Personal information
- Full name: Patrick Kerr
- Born: 31 July 1998 (age 27)
- Original team: Oakleigh Chargers (NAB League)
- Draft: No. 65, 2016 national draft
- Debut: Round 9, 2018, Carlton vs. Melbourne, at MCG
- Height: 196 cm (6 ft 5 in)
- Weight: 97 kg (214 lb)
- Position: Key forward

Club information
- Current club: St Kevin's

Playing career^{1}
- Years: Club / Games (Goals)
- 2017–2019: Carlton / 4 (2)
- ^{1} Playing statistics correct to the end of 2019.

= Pat Kerr =

Australian rules footballer

Patrick Kerr (born 31 July 1998) is an Australian rules footballer who currently plays for the St Kevin's Old Boys Football Club in the Victorian Amateur Football Association (VAFA). He previously played for the Carlton Football Club in the Australian Football League (AFL) after being drafted with the 65th pick of the 2016 national draft.

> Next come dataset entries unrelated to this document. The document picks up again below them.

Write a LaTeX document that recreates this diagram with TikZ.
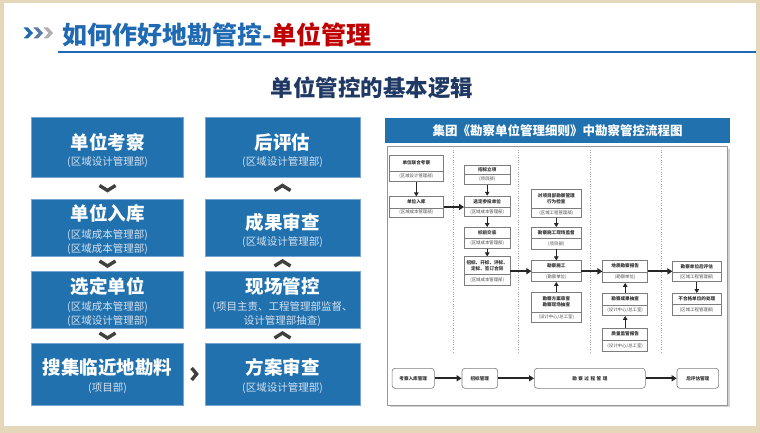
\documentclass[tikz,border=0pt]{standalone}
\usepackage{fontspec}
\newfontfamily\cjk{Noto Sans CJK SC}
\usetikzlibrary{calc,arrows.meta}

\definecolor{paper}{RGB}{229,216,186}
\definecolor{boxblue}{RGB}{33,113,174}
\definecolor{boxedge}{RGB}{120,165,210}
\definecolor{titleblue}{RGB}{31,106,178}
\definecolor{titlered}{RGB}{192,0,0}
\definecolor{navy}{RGB}{31,56,100}
\definecolor{subgray}{RGB}{214,226,240}
\definecolor{chevgray}{RGB}{64,64,64}
\definecolor{chevmid}{RGB}{88,122,165}
\definecolor{chevlight}{RGB}{175,175,175}
\definecolor{flowgray}{RGB}{125,125,125}

% 流程图小方框：名称, 中心x, 上沿, 分隔线, 下沿, 宽度, 标题, 部门
\newcommand{\flowbox}[8]{%
  \node[fbox, minimum width=#6, minimum height=#5-#3] (#1) at (#2,{(#3+#5)/2}) {};
  \draw[fdiv] ({#2-#6/2},#4) -- ({#2+#6/2},#4);
  \node[ftitle] (#1t) at (#2,{(#3+#4)/2}) {#7};
  \node[fsub] (#1s) at (#2,{(#4+#5)/2}) {#8};
}

\tikzset{
  ubox/.style={draw=boxedge, line width=0.8pt, fill=boxblue, inner sep=0pt},
  utitle/.style={font=\cjk\bfseries\fontsize{18.5}{20}\selectfont, text=white, inner sep=0pt},
  usub/.style={font=\cjk\fontsize{10.5}{12}\selectfont, text=subgray, inner sep=0pt},
  fbox/.style={draw=flowgray, line width=0.5pt, fill=white, inner sep=0pt},
  fdiv/.style={draw=flowgray, line width=0.4pt},
  ftitle/.style={font=\cjk\bfseries\fontsize{4.6}{5.6}\selectfont, text=black!80, align=center, inner sep=0pt},
  fsub/.style={font=\cjk\fontsize{4.4}{5}\selectfont, text=black!70, inner sep=0pt},
  fround/.style={draw=flowgray, rounded corners=3pt, line width=0.6pt, fill=white, inner sep=0pt,
    minimum height=20, font=\cjk\bfseries\fontsize{4.6}{5}\selectfont, text=black!80},
  farrow/.style={-{Triangle[length=4pt,width=4.5pt]}, line width=1pt, black!85},
  fbig/.style={-{Triangle[length=5pt,width=6pt]}, line width=2.2pt, black!85},
  chevline/.style={draw=chevgray, line width=3.4pt, line join=miter},
  downchev/.pic={\draw[chevline] (-8,-2.5) -- (0,2.5) -- (8,-2.5);},
  upchev/.pic={\draw[chevline] (-8,2.5) -- (0,-2.5) -- (8,2.5);},
  rightchev/.pic={\draw[chevline] (-2.5,-6) -- (2.5,0) -- (-2.5,6);}
}

\begin{document}
\begin{tikzpicture}[x=1pt, y=-1pt]

  % 底色与白色版面
  \fill[paper] (0,0) rectangle (760,433);
  \useasboundingbox (0,0) rectangle (760,433);
  \fill[white] (4,3) rectangle (756,426);

  % ---- 标题 ----
  \foreach \x/\c in {23.5/titleblue, 33.5/chevmid, 43.5/chevlight}
    \fill[\c] (\x,27.5) -- (\x+4.5,27.5) -- (\x+9.5,33) -- (\x+4.5,38.5) -- (\x,38.5) -- (\x+5,33) -- cycle;
  \node[anchor=west, inner sep=0pt, font=\cjk\bfseries\fontsize{25}{28}\selectfont] (title) at (62,35)
    {\textcolor{titleblue}{如何作好地勘管控-}\textcolor{titlered}{单位管理}};
  \draw[titleblue, line width=2.8pt] (58,52) -- (756,52);

  \node[font=\cjk\bfseries\fontsize{22.5}{25}\selectfont, text=navy, inner sep=0pt] (subtitle) at (372,88)
    {单位管控的基本逻辑};

  % ---- 左列 ----
  \node[ubox, minimum width=151.5, minimum height=60] (unitcheck) at (107.5,147) {};
  \node[utitle] (unitcheckt) at (107.5,142) {单位考察};
  \node[usub] (unitchecks) at (107.5,162) {(区域设计管理部)};

  \node[ubox, minimum width=151.5, minimum height=57] (unitin) at (107.5,227.5) {};
  \node[utitle] (unitint) at (107.5,213) {单位入库};
  \node[usub] (unitins) at (107.5,235) {(区域成本管理部)};
  \node[usub] (unitins2) at (107.5,249) {(区域成本管理部)};

  \node[ubox, minimum width=151.5, minimum height=57] (unitpick) at (107.5,299.5) {};
  \node[utitle] (unitpickt) at (107.5,286) {选定单位};
  \node[usub] (unitpicks) at (107.5,307) {(区域成本管理部)};
  \node[usub] (unitpicks2) at (107.5,321) {(区域设计管理部)};

  \node[ubox, minimum width=151.5, minimum height=62] (collect) at (107.5,374) {};
  \node[utitle] (collectt) at (107.5,367) {搜集临近地勘料};
  \node[usub] (collects) at (107.5,388) {(项目部)};

  % ---- 右列 ----
  \node[ubox, minimum width=155, minimum height=60] (posteval) at (282.5,147) {};
  \node[utitle] (postevalt) at (282.5,142) {后评估};
  \node[usub] (postevals) at (282.5,162) {(区域设计管理部)};

  \node[ubox, minimum width=155, minimum height=57] (resultrev) at (282.5,227.5) {};
  \node[utitle] (resultrevt) at (282.5,222) {成果审查};
  \node[usub] (resultrevs) at (282.5,242) {(区域设计管理部)};

  \node[ubox, minimum width=155, minimum height=57] (sitectl) at (282.5,299.5) {};
  \node[utitle] (sitectlt) at (282.5,286) {现场管控};
  \node[usub] (sitectls) at (282.5,307) {(项目主责、工程管理部监督、};
  \node[usub] (sitectls2) at (282.5,321) {设计管理部抽查)};

  \node[ubox, minimum width=155, minimum height=62] (planrev) at (282.5,374) {};
  \node[utitle] (planrevt) at (282.5,367) {方案审查};
  \node[usub] (planrevs) at (282.5,388) {(区域设计管理部)};

  % ---- 箭头符号 ----
  \pic at ($(unitcheck.south)!0.5!(unitin.north)$) {downchev};
  \pic at ($(unitin.south)!0.5!(unitpick.north)$) {downchev};
  \pic at ($(unitpick.south)!0.5!(collect.north)$) {downchev};
  \pic at ($(collect.east)!0.5!(planrev.west)$) {rightchev};
  \pic at ($(planrev.north)!0.5!(sitectl.south)$) {upchev};
  \pic at ($(sitectl.north)!0.5!(resultrev.south)$) {upchev};
  \pic at ($(resultrev.north)!0.5!(posteval.south)$) {upchev};

  % ---- 流程图 ----
  \node[fill=boxblue, minimum width=345, minimum height=25, inner sep=0pt, text=white,
    font=\cjk\bfseries\fontsize{12.5}{14}\selectfont] (flowhead) at (557.5,130.5)
    {集团《勘察单位管理细则》中勘察管控流程图};
  \fill[gray!35] (389.5,148.5) rectangle (729.5,407);
  \draw[flowgray!80, line width=0.8pt, fill=white] (387.7,146.7) rectangle (727.7,405);
  \foreach \x in {452.7,518.3,590,661}
    \draw[gray!70, dotted, line width=0.4pt] (\x,150) -- (\x,353);

  \flowbox{fb1}{416.3}{155}{170.7}{181.7}{54}{单位联合考察}{(区域设计管理部)}
  \flowbox{fb2}{416.3}{196.7}{207.7}{217.3}{54}{单位入库}{(区域成本管理部)}
  \flowbox{fc1}{487.2}{165}{174.3}{184.3}{45.7}{招标立项}{(项目部)}
  \flowbox{fc2}{487.2}{196}{206.7}{216.7}{45.7}{选定参投单位}{(区域成本管理部)}
  \flowbox{fc3}{487.2}{227.3}{237.7}{248.3}{45.7}{标前交底}{(区域成本管理部)}
  \flowbox{fc4}{487.2}{256.7}{274.3}{285}{45.7}{招标、开标、评标、\\定标、签订合同}{(区域成本管理部)}
  \flowbox{fd1}{556.3}{189.3}{208.3}{217.3}{49.3}{对项目部勘察管理\\行为检查}{(区域工程管理部)}
  \flowbox{fd2}{556.3}{227.3}{238.3}{249}{49.3}{勘察施工现场监督}{(项目部)}
  \flowbox{fd3}{556.3}{260.7}{271.7}{281.7}{49.3}{勘察施工}{(勘察单位)}
  \flowbox{fd4}{556.3}{292.3}{311.7}{322.7}{49.3}{勘察方案审查\\勘察现场抽查}{(设计中心/总工室)}
  \flowbox{fe1}{625.2}{260}{271.7}{282.7}{45}{地质勘察报告}{(勘察单位)}
  \flowbox{fe2}{625.2}{293.3}{305}{315.7}{45}{勘察成果抽查}{(设计中心/总工室)}
  \flowbox{fe3}{625.2}{328.3}{340}{351.7}{45}{质量监管报告}{(设计中心/总工室)}
  \flowbox{ff1}{696.8}{261}{272.3}{281.7}{48.3}{勘察单位后评估}{(区域工程管理部)}
  \flowbox{ff2}{696.8}{293.3}{304.3}{315}{48.3}{不合格单位的处理}{(区域工程管理部)}

  \draw[farrow] (fb1) -- (fb2);
  \draw[fbig] (fb2.east) -- (fb2.east -| fc2.west);
  \draw[farrow] (fc1) -- (fc2);
  \draw[farrow] (fc2) -- (fc3);
  \draw[farrow] (fc3) -- (fc4);
  \draw[fbig] (fc4.east |- fd3.west) -- (fd3.west);
  \draw[farrow] (fd1) -- (fd2);
  \draw[farrow] (fd2) -- (fd3);
  \draw[farrow] (fd4) -- (fd3);
  \draw[fbig] (fd3.east |- fe1.west) -- (fe1.west);
  \draw[farrow] (fe2) -- (fe1);
  \draw[farrow] (fe3) -- (fe2);
  \draw[fbig] (fe1.east |- ff1.west) -- (ff1.west);
  \draw[farrow] (ff1) -- (ff2);

  % 底部四个阶段
  \node[fround, minimum width=42.3] (fg1) at (413.2,378.3) {考察入库管理};
  \node[fround, minimum width=35.7] (fg2) at (479.8,378.3) {招标管理};
  \node[fround, minimum width=111] (fg3) at (589.8,378.3)
    {勘\hspace{1.5pt}察\hspace{1.5pt}过\hspace{1.5pt}程\hspace{1.5pt}管\hspace{1.5pt}理};
  \node[fround, minimum width=41.7] (fg4) at (697.8,378.3) {后评估管理};
  \draw[fbig] (fg1) -- (fg2);
  \draw[fbig] (fg2) -- (fg3);
  \draw[fbig] (fg3) -- (fg4);

\end{tikzpicture}
\end{document}
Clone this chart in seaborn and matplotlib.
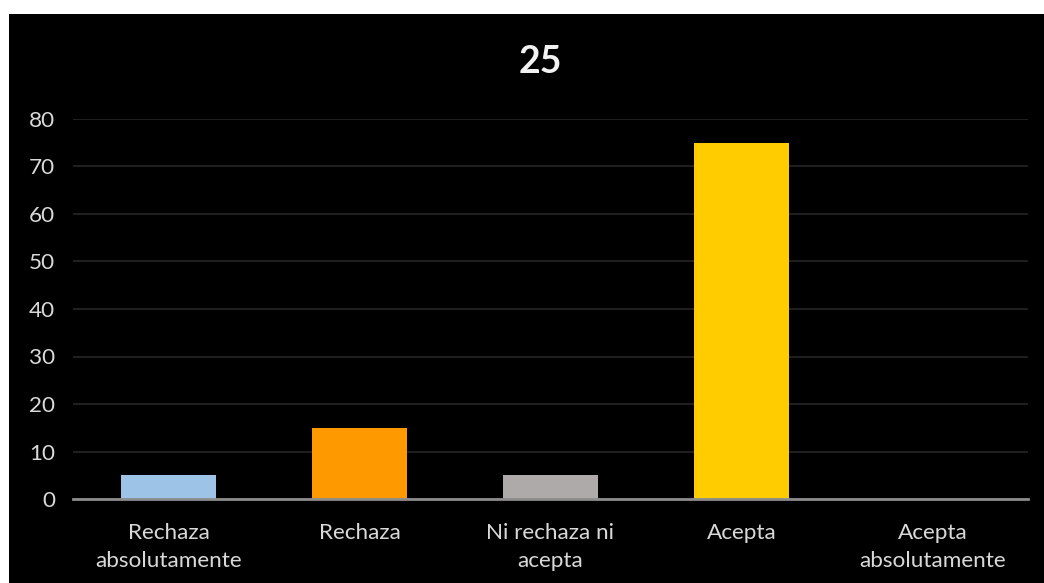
import matplotlib
matplotlib.use("Agg")
import matplotlib.pyplot as plt
import seaborn as sns
import pandas as pd
from matplotlib.patches import Rectangle

categories = ["Rechaza\nabsolutamente", "Rechaza", "Ni rechaza ni\nacepta", "Acepta", "Acepta\nabsolutamente"]
values = [5, 15, 5, 75, 0]
colors = ["#9DC3E6", "#FF9900", "#AEAAAA", "#FFCC00", "#5B9BD5"]
yticks = [0, 10, 20, 30, 40, 50, 60, 70, 80]
title = "25"

sns.set_theme(style="dark")
plt.rcParams["font.family"] = ["Lato", "DejaVu Sans"]

df = pd.DataFrame({"categoria": categories, "valor": values})

W, H = 1044, 583
fig = plt.figure(figsize=(W / 100, H / 100), dpi=100, facecolor="white")
# black chart background inside a thin white margin (top and left)
fig.patches.append(Rectangle((9 / W, 0), 1, (H - 14) / H, transform=fig.transFigure,
                             facecolor="black", edgecolor="none", zorder=-10))

ax = fig.add_axes([73 / W, (H - 499) / H, (1028 - 73) / W, (499 - 119) / H])
ax.set_facecolor("black")

sns.barplot(data=df, x="categoria", y="valor", hue="categoria", palette=colors,
            width=0.5, legend=False, ax=ax, zorder=3, saturation=1,
            edgecolor="none", linewidth=0)

ax.set_ylim(0, 80)
ax.set_xlim(-0.5, len(categories) - 0.5)
ax.set_yticks(yticks)
ax.set_xlabel("")
ax.set_ylabel("")

ax.grid(axis="y", color="#262626", linewidth=1.2, zorder=0)
ax.grid(axis="x", visible=False)
for side in ["top", "right", "left"]:
    ax.spines[side].set_visible(False)
ax.spines["bottom"].set_color("#8C8C8C")
ax.spines["bottom"].set_linewidth(2)
ax.spines["bottom"].set_zorder(4)

ax.tick_params(axis="y", length=0, pad=13, labelsize=16.2, labelcolor="#D9D9D9")
ax.tick_params(axis="x", length=0, pad=17, labelsize=16.2, labelcolor="#D9D9D9")
for lbl in ax.get_xticklabels():
    lbl.set_linespacing(1.55)

fig.text(540 / W, (H - 62) / H, title, ha="center", va="center",
         fontsize=27, fontweight="bold", color="#F2F2F2")

fig.savefig("out.png", dpi=100, facecolor="white")
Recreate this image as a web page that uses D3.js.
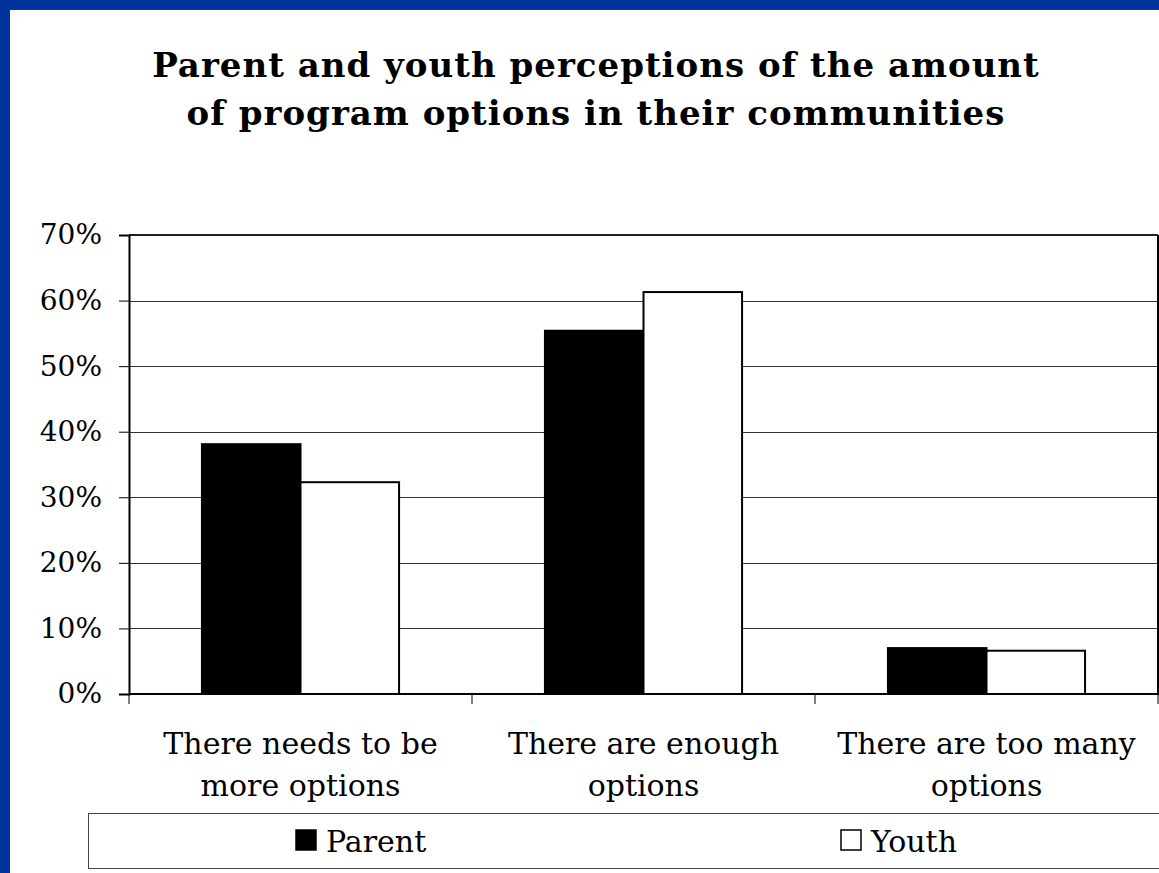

Kerr debuted in Carlton's 109 point loss to the Melbourne Football Club in round 9 of the 2018 season. He played a total of four senior games for the club over two seasons before being delisted at the end of 2019.

Kerr is the grandson of Carlton Hall of Fame player Laurie Kerr who played 149 games for the club in the 1950s and Vivienne Kerr, Carlton's current number 1 female ticket holder.

Kerr played the 2021 season for the Port Melbourne Football Club in the Victorian Football League.